- [GIVEN INSTRUCTION]: Find every line in the records below that holds the word "this", and copy each one.

>> BEGIN

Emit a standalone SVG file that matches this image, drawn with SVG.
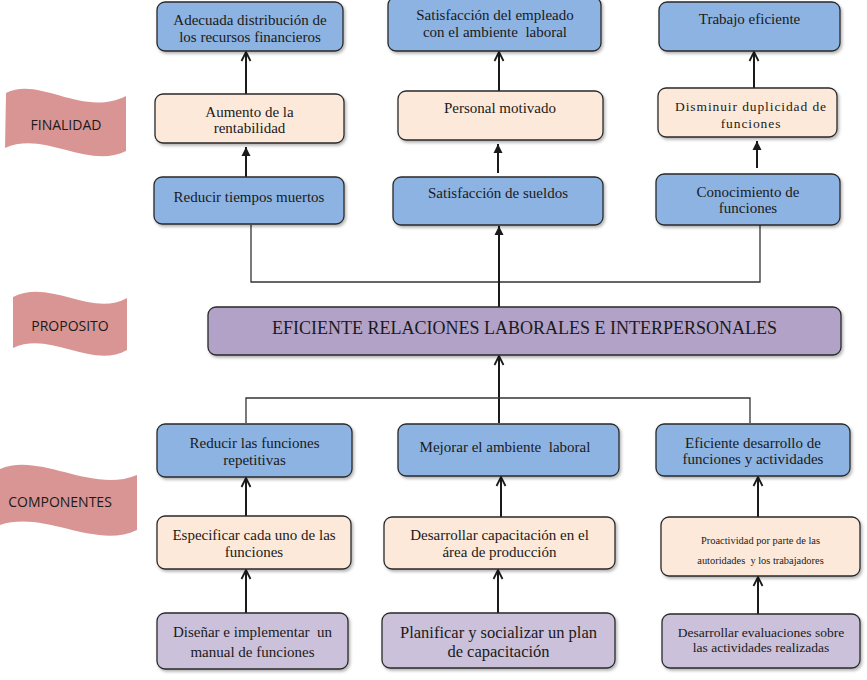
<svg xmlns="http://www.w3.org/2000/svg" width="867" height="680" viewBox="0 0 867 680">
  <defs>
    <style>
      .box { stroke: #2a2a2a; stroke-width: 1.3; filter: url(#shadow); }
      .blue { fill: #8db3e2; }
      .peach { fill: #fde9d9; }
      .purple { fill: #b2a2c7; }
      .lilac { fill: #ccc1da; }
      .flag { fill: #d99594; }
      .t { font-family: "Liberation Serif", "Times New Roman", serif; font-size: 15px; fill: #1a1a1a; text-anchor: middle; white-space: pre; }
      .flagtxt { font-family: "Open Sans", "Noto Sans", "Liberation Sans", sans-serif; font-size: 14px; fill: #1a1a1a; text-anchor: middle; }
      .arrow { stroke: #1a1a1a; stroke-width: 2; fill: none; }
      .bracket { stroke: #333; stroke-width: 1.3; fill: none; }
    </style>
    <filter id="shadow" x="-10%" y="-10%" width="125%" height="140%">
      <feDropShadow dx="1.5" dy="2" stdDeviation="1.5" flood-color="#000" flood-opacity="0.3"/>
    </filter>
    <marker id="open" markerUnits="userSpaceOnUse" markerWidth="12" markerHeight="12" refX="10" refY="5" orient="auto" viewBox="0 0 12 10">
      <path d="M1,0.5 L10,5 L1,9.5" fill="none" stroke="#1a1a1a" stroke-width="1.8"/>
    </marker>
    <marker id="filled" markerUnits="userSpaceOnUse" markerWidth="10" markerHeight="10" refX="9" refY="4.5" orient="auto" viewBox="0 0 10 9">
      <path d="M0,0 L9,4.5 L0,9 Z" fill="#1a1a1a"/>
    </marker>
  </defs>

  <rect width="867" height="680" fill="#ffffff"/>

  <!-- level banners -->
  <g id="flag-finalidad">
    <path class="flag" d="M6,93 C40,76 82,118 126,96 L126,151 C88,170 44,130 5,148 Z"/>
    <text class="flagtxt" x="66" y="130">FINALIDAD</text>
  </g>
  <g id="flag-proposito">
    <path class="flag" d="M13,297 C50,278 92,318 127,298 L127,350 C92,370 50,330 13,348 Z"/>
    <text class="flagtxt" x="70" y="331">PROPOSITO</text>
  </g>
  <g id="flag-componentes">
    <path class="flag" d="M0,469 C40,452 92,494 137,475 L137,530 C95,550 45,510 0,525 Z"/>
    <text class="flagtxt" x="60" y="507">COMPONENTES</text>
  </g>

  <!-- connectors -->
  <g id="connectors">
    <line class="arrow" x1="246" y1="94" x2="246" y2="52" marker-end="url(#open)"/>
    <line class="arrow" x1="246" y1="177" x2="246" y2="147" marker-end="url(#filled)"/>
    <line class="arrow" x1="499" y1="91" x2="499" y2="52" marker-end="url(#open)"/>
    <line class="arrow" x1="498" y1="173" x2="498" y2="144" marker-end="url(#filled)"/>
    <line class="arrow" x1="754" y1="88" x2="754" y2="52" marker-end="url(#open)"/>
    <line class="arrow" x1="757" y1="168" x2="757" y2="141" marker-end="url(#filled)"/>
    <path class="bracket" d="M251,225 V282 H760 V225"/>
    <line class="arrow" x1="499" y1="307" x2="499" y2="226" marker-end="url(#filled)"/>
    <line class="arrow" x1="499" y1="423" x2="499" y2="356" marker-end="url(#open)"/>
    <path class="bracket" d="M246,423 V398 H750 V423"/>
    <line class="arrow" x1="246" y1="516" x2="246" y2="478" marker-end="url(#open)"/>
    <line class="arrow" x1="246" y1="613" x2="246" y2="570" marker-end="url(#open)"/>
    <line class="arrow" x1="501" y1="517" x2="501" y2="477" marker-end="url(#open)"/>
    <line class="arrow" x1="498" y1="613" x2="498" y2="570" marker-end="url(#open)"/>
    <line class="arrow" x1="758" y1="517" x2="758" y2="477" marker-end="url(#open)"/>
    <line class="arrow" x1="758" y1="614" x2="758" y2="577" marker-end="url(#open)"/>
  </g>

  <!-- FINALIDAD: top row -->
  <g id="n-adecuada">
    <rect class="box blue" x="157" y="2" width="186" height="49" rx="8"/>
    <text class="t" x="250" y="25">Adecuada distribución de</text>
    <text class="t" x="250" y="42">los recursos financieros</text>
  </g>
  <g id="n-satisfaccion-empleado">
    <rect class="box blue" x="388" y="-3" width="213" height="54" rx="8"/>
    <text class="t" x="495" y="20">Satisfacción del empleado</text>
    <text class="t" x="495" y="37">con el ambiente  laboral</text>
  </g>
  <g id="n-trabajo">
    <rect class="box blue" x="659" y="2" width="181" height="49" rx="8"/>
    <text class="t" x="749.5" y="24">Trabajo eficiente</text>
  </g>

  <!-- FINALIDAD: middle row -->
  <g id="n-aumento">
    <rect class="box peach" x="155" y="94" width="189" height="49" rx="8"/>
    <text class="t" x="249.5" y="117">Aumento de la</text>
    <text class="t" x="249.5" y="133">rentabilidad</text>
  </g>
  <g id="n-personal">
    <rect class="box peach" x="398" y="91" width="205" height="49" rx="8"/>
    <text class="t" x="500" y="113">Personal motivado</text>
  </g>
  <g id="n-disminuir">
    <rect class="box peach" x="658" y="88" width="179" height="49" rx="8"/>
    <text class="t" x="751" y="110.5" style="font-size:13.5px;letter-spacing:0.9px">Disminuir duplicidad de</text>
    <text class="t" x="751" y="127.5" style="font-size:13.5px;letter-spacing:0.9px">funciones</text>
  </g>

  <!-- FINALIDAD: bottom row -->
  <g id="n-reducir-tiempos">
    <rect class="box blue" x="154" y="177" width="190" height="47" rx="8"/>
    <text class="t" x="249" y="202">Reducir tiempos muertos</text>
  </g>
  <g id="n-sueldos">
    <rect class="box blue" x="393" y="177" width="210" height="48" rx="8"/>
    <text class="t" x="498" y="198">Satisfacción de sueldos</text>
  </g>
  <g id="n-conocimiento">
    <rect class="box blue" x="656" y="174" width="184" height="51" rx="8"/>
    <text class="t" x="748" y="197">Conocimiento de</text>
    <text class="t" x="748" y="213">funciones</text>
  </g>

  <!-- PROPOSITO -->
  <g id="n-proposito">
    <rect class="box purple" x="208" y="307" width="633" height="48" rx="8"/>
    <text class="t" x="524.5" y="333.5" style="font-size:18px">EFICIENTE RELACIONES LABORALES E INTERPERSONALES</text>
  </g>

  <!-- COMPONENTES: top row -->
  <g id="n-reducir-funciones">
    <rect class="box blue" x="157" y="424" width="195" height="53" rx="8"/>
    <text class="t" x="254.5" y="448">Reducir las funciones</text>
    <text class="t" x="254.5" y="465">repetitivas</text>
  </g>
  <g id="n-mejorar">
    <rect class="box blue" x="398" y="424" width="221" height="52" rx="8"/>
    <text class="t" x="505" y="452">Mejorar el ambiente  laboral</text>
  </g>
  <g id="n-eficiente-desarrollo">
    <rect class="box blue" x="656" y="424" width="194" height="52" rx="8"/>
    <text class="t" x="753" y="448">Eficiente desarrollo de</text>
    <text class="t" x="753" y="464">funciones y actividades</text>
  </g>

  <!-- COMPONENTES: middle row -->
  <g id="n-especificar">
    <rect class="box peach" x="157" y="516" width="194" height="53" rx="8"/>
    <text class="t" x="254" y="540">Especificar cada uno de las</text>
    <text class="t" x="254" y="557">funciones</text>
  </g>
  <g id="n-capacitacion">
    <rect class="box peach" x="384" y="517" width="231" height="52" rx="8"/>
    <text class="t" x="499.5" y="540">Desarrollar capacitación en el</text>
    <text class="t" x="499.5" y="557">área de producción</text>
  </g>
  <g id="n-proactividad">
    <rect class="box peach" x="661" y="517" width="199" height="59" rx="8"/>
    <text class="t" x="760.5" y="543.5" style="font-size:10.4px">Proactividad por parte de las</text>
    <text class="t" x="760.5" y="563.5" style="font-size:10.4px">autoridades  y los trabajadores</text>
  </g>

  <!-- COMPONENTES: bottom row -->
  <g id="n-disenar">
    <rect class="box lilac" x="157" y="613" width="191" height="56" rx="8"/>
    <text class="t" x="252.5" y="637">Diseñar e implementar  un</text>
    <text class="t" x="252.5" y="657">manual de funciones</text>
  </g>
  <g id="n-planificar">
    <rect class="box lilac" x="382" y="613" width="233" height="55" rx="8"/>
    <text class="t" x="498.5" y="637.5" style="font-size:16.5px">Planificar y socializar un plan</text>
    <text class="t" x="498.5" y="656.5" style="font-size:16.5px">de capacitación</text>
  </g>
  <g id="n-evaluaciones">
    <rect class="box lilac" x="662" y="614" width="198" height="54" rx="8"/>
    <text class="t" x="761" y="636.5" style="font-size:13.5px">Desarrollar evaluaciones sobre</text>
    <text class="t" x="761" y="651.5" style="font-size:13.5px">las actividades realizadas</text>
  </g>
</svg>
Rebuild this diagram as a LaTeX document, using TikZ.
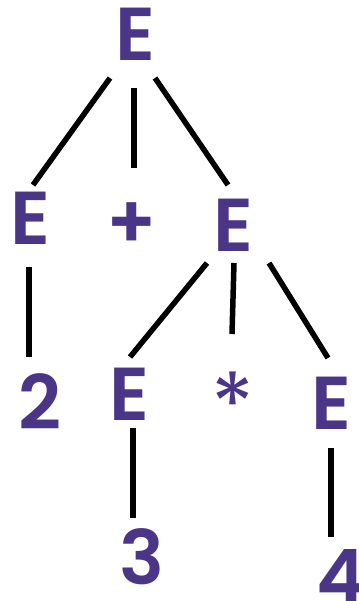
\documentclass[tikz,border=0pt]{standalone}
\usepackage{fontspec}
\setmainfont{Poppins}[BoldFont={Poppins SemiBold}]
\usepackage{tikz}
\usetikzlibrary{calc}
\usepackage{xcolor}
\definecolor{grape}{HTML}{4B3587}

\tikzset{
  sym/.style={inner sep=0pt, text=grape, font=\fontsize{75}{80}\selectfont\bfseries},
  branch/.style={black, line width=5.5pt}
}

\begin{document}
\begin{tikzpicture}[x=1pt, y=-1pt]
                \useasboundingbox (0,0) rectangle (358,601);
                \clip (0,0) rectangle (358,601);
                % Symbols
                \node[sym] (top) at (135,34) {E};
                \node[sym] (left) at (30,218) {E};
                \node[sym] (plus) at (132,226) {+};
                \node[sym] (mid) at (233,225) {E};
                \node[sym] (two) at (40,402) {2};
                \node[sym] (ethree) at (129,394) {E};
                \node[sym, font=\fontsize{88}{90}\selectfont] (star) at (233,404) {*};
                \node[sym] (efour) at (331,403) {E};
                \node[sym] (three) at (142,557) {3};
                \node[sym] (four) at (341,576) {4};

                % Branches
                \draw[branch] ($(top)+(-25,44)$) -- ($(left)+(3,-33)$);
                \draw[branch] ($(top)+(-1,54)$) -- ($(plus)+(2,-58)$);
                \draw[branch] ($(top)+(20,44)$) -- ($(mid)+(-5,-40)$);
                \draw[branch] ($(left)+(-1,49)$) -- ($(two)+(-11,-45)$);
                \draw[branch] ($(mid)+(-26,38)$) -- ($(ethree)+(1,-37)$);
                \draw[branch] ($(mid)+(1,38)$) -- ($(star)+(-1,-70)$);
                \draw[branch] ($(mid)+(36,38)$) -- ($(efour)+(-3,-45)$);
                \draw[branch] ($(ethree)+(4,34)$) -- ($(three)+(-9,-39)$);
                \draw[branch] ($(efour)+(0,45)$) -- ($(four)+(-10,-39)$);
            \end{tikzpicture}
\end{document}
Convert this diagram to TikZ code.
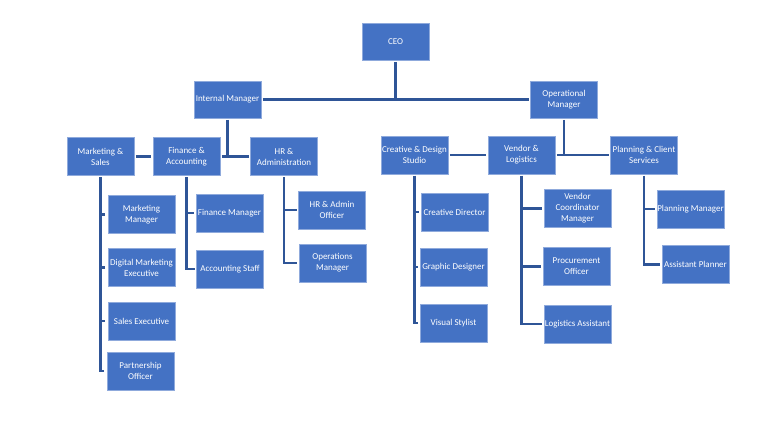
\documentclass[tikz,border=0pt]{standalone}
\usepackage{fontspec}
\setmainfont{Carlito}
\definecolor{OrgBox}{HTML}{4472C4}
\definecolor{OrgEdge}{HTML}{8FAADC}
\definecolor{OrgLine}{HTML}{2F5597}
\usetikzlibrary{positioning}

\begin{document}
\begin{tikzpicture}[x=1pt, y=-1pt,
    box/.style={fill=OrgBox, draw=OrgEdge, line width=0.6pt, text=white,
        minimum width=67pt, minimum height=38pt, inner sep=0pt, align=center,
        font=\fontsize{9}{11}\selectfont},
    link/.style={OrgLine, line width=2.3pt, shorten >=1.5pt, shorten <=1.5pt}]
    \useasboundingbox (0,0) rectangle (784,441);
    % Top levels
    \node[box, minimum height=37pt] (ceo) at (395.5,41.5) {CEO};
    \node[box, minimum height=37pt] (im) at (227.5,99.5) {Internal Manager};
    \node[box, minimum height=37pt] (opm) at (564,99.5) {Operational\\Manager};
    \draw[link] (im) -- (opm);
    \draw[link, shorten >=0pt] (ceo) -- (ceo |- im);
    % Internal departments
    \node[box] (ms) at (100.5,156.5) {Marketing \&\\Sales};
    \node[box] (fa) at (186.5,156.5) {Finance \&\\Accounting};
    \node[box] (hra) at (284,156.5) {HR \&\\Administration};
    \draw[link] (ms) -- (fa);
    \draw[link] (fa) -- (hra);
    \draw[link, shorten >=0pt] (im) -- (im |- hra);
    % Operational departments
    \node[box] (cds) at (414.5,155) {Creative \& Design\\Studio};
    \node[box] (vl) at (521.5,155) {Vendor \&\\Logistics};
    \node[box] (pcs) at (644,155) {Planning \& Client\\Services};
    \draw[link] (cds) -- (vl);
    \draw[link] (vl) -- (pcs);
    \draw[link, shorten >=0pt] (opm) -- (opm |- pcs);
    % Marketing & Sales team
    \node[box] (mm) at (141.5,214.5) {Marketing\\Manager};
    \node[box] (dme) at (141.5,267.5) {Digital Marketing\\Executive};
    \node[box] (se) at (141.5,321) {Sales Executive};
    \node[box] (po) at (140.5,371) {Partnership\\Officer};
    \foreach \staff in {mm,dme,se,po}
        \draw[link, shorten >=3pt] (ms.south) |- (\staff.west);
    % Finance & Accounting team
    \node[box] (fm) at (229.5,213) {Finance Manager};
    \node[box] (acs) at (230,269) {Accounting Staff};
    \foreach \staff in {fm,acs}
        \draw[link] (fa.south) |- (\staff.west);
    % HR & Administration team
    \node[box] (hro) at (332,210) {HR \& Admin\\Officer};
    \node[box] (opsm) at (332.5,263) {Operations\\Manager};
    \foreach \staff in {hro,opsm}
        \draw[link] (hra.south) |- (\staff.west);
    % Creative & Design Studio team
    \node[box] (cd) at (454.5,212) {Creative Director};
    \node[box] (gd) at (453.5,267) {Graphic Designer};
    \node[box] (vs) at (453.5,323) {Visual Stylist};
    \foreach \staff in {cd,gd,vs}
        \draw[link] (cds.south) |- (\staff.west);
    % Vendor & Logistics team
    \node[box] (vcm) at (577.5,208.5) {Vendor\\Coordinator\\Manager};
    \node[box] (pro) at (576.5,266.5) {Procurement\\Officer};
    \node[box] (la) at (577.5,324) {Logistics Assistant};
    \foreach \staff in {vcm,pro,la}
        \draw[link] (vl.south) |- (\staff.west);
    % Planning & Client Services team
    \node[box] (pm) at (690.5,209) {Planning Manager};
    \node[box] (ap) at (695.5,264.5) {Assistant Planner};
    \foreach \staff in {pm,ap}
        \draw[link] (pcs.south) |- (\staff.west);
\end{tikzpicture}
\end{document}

>> END

- [WRITTEN REPLY]:
Emit a standalone SVG file that matches this image, drawn with SVG.
Rebuild this diagram as a LaTeX document, using TikZ.
Convert this diagram to TikZ code.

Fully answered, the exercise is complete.